The second is Gilbo Baggins, an Egyptian Mau who wasn't attacking his pet camera so much as trying to hack it. The camera in question dispensed treats on schedule, and Gilbo was filmed pressing buttons, biting the side panel, and repeatedly pawing at the cartridge slot. That clip crossed 36,000 upvotes on r/cats and spawned a follow-up video where he appeared to have learned which side the treats came out of.

Both cases follow the same pattern: a curious cat detects a small electronic object in the home and engages with it. This is not a bug in the cat, it isn't jealousy, and it isn't hostility toward the owner filming. It's ordinary predatory and investigative behavior directed at a new item in the territory.

Why Cats Spot Pet Cameras So Easily

From a cat's sensory point of view, the average pet camera is loud, bright, warm, and slightly twitchy. Every one of those properties hits a dedicated detection system.

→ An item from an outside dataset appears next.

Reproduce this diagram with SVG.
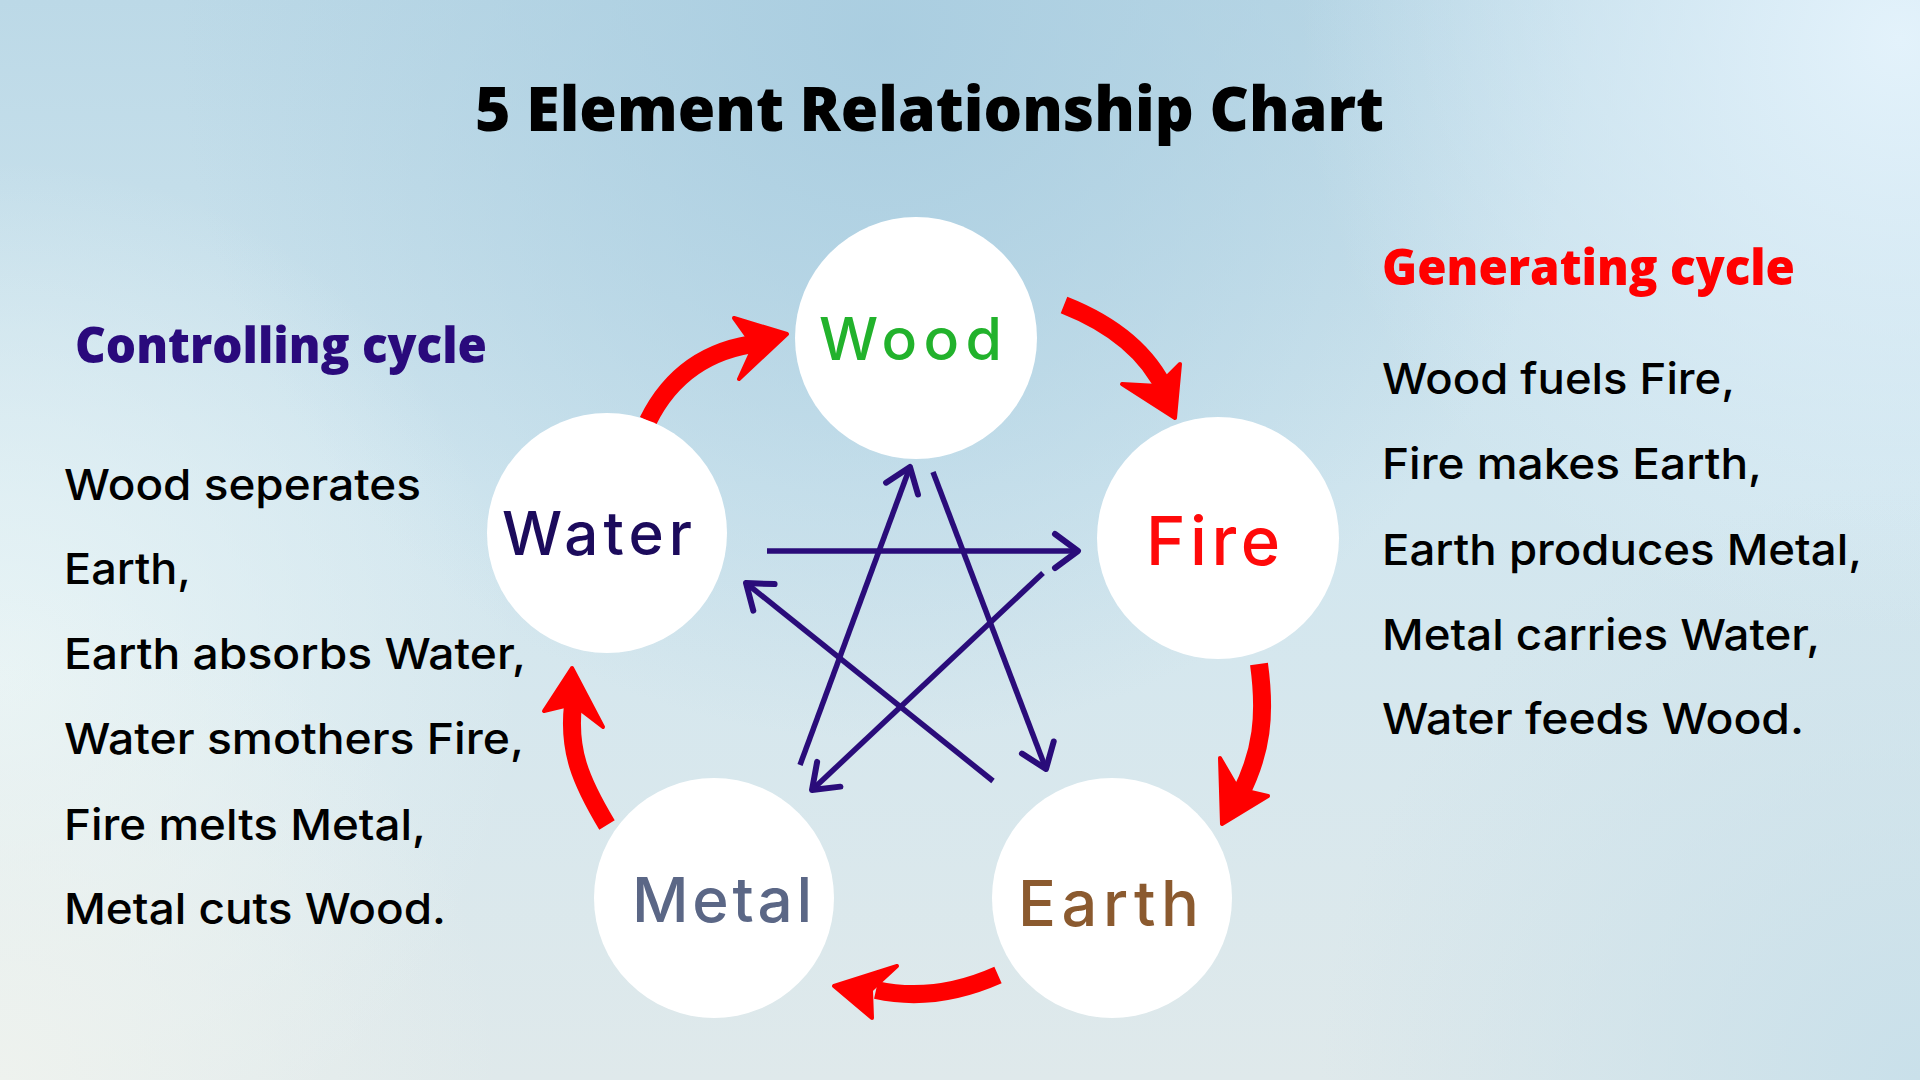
<svg xmlns="http://www.w3.org/2000/svg" width="1920" height="1080" viewBox="0 0 1920 1080">
  <defs>
    <linearGradient id="bgLin" x1="0" y1="0" x2="0" y2="1">
      <stop offset="0" stop-color="#bcd9e7"/>
      <stop offset="0.45" stop-color="#d1e6ef"/>
      <stop offset="1" stop-color="#dfe9eb"/>
    </linearGradient>
    <radialGradient id="bgTop" cx="880" cy="40" r="700" gradientUnits="userSpaceOnUse">
      <stop offset="0" stop-color="#a9cde0" stop-opacity="0.95"/>
      <stop offset="1" stop-color="#a9cde0" stop-opacity="0"/>
    </radialGradient>
    <radialGradient id="bgTR" cx="1900" cy="40" r="600" gradientUnits="userSpaceOnUse">
      <stop offset="0" stop-color="#e3f2fb" stop-opacity="1"/>
      <stop offset="1" stop-color="#e3f2fb" stop-opacity="0"/>
    </radialGradient>
    <radialGradient id="bgL" cx="0" cy="680" r="520" gradientUnits="userSpaceOnUse">
      <stop offset="0" stop-color="#e8f4f6" stop-opacity="1"/>
      <stop offset="1" stop-color="#e8f4f6" stop-opacity="0"/>
    </radialGradient>
    <radialGradient id="bgBR" cx="1920" cy="1080" r="600" gradientUnits="userSpaceOnUse">
      <stop offset="0" stop-color="#c9e0ea" stop-opacity="1"/>
      <stop offset="1" stop-color="#c9e0ea" stop-opacity="0"/>
    </radialGradient>
    <radialGradient id="bgBL" cx="0" cy="1080" r="500" gradientUnits="userSpaceOnUse">
      <stop offset="0" stop-color="#eef2ee" stop-opacity="1"/>
      <stop offset="1" stop-color="#eef2ee" stop-opacity="0"/>
    </radialGradient>
    <marker id="chev" markerUnits="userSpaceOnUse" markerWidth="60" markerHeight="60" viewBox="-30 -30 60 60" refX="0" refY="0" orient="auto" overflow="visible">
      <path d="M-23,-17 L0,0 L-23,17" fill="none" stroke="#2a0c7a" stroke-width="6" stroke-linecap="round" stroke-linejoin="round"/>
    </marker>
    <style>
      .node-circle { fill: #ffffff; }
      .node-label { font-family: Inter, "Noto Sans", "Liberation Sans", sans-serif; font-weight: 500; }
      .red-shaft { fill: none; stroke: #ff0000; stroke-width: 18; stroke-linecap: butt; }
      .red-head { fill: #ff0000; stroke: #ff0000; stroke-width: 4; stroke-linejoin: round; }
      .navy-line { fill: none; stroke: #2a0c7a; stroke-width: 5.5; marker-end: url(#chev); }
      .title { font-family: "Open Sans", "Liberation Sans", sans-serif; font-weight: 800; }
      .body { font-family: Inter, "Noto Sans", "Liberation Sans", sans-serif; font-weight: 500; font-size: 43px; fill: #000000; }
    </style>
  </defs>

  <g id="background">
    <rect x="0" y="0" width="1920" height="1080" fill="url(#bgLin)"/>
    <rect x="0" y="0" width="1920" height="1080" fill="url(#bgTop)"/>
    <rect x="0" y="0" width="1920" height="1080" fill="url(#bgTR)"/>
    <rect x="0" y="0" width="1920" height="1080" fill="url(#bgL)"/>
    <rect x="0" y="0" width="1920" height="1080" fill="url(#bgBR)"/>
    <rect x="0" y="0" width="1920" height="1080" fill="url(#bgBL)"/>
  </g>

  <text id="title" class="title" x="475" y="131" font-size="62" fill="#000000" textLength="909" lengthAdjust="spacingAndGlyphs">5 Element Relationship Chart</text>

  <g id="controlling-legend">
    <text class="title" x="75" y="363" font-size="50" fill="#2a0a7c" textLength="412" lengthAdjust="spacingAndGlyphs">Controlling cycle</text>
    <text class="body" x="64" y="500" textLength="357" lengthAdjust="spacingAndGlyphs">Wood seperates</text>
    <text class="body" x="64" y="584" textLength="127" lengthAdjust="spacingAndGlyphs">Earth,</text>
    <text class="body" x="64" y="669" textLength="462" lengthAdjust="spacingAndGlyphs">Earth absorbs Water,</text>
    <text class="body" x="64" y="754" textLength="460" lengthAdjust="spacingAndGlyphs">Water smothers Fire,</text>
    <text class="body" x="64" y="840" textLength="362" lengthAdjust="spacingAndGlyphs">Fire melts Metal,</text>
    <text class="body" x="64" y="924" textLength="382" lengthAdjust="spacingAndGlyphs">Metal cuts Wood.</text>
  </g>

  <g id="generating-legend">
    <text class="title" x="1382" y="285" font-size="50" fill="#ff0000" textLength="413" lengthAdjust="spacingAndGlyphs">Generating cycle</text>
    <text class="body" x="1382" y="394" textLength="353" lengthAdjust="spacingAndGlyphs">Wood fuels Fire,</text>
    <text class="body" x="1382" y="479" textLength="380" lengthAdjust="spacingAndGlyphs">Fire makes Earth,</text>
    <text class="body" x="1382" y="565" textLength="480" lengthAdjust="spacingAndGlyphs">Earth produces Metal,</text>
    <text class="body" x="1382" y="650" textLength="438" lengthAdjust="spacingAndGlyphs">Metal carries Water,</text>
    <text class="body" x="1382" y="734" textLength="422" lengthAdjust="spacingAndGlyphs">Water feeds Wood.</text>
  </g>

  <g id="connectors">
    <g id="generating-arrows">
      <path class="red-shaft" d="M648,421 Q682,352 760,343"/>
      <polygon class="red-head" points="787,334 734,318 754,346 739,379"/>
      <path class="red-shaft" d="M1064,305 Q1140,335 1166,392"/>
      <polygon class="red-head" points="1175,418 1122,384 1158,386 1180,364"/>
      <path class="red-shaft" d="M1259,664 C1266,715 1262,752 1240,795"/>
      <polygon class="red-head" points="1222,824 1220,758 1238,789 1268,796"/>
      <path class="red-shaft" d="M998,975 Q935,1003 876,990"/>
      <polygon class="red-head" points="834,986 897,966 871,990 872,1018"/>
      <path class="red-shaft" d="M607,825 C580,780 568,750 573,705"/>
      <polygon class="red-head" points="572,668 544,711 573,704 603,727"/>
    </g>
    <g id="controlling-arrows">
      <line class="navy-line" x1="767" y1="551" x2="1078" y2="551"/>
      <line class="navy-line" x1="933" y1="472" x2="1046" y2="769"/>
      <line class="navy-line" x1="993" y1="781" x2="746" y2="583"/>
      <line class="navy-line" x1="1043" y1="573" x2="812" y2="790"/>
      <line class="navy-line" x1="800" y1="765" x2="910" y2="467"/>
    </g>
  </g>

  <g id="node-wood">
    <circle class="node-circle" cx="916" cy="338" r="121"/>
    <text class="node-label" x="819" y="360" font-size="59" fill="#22b22c" textLength="183">Wood</text>
  </g>
  <g id="node-fire">
    <circle class="node-circle" cx="1218" cy="538" r="121"/>
    <text class="node-label" x="1146" y="565" font-size="67" fill="#ff0a0a" textLength="134">Fire</text>
  </g>
  <g id="node-earth">
    <circle class="node-circle" cx="1112" cy="898" r="120"/>
    <text class="node-label" x="1018" y="926" font-size="63" fill="#8b5a2f" textLength="181">Earth</text>
  </g>
  <g id="node-metal">
    <circle class="node-circle" cx="714" cy="898" r="120"/>
    <text class="node-label" x="632" y="922" font-size="62" fill="#5b6786" textLength="180">Metal</text>
  </g>
  <g id="node-water">
    <circle class="node-circle" cx="607" cy="533" r="120"/>
    <text class="node-label" x="502" y="555" font-size="60" fill="#1c0b5c" textLength="190">Water</text>
  </g>
</svg>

  • Sound. Most consumer pet cameras emit a high-frequency whine in the 15-22 kHz range from the switching power supply and the cooling components. Humans typically cut off around 16-17 kHz. Cats hear up to roughly 65 kHz. The camera isn't silent to them — it's chirping steadily.
  • Movement. Cameras with motion-tracking pan-tilt mechanisms rotate in short, staccato bursts triggered by motion in the room. That movement profile — small, sudden, directional — matches the signature of a prey animal closely enough to grab attention.
  • Infrared glow. Many cameras have an IR LED array for night vision. The human eye doesn't register it. The feline retina picks up more of the near-infrared edge than ours does, so the LEDs can appear as a faint red dot or cluster even in the dark.
  • Heat signature. A running camera sits 3-6°C above ambient. Cat whiskers are sensitive to small thermal and airflow gradients at close range. If the cat gets within a few centimeters, the camera is noticeably warm.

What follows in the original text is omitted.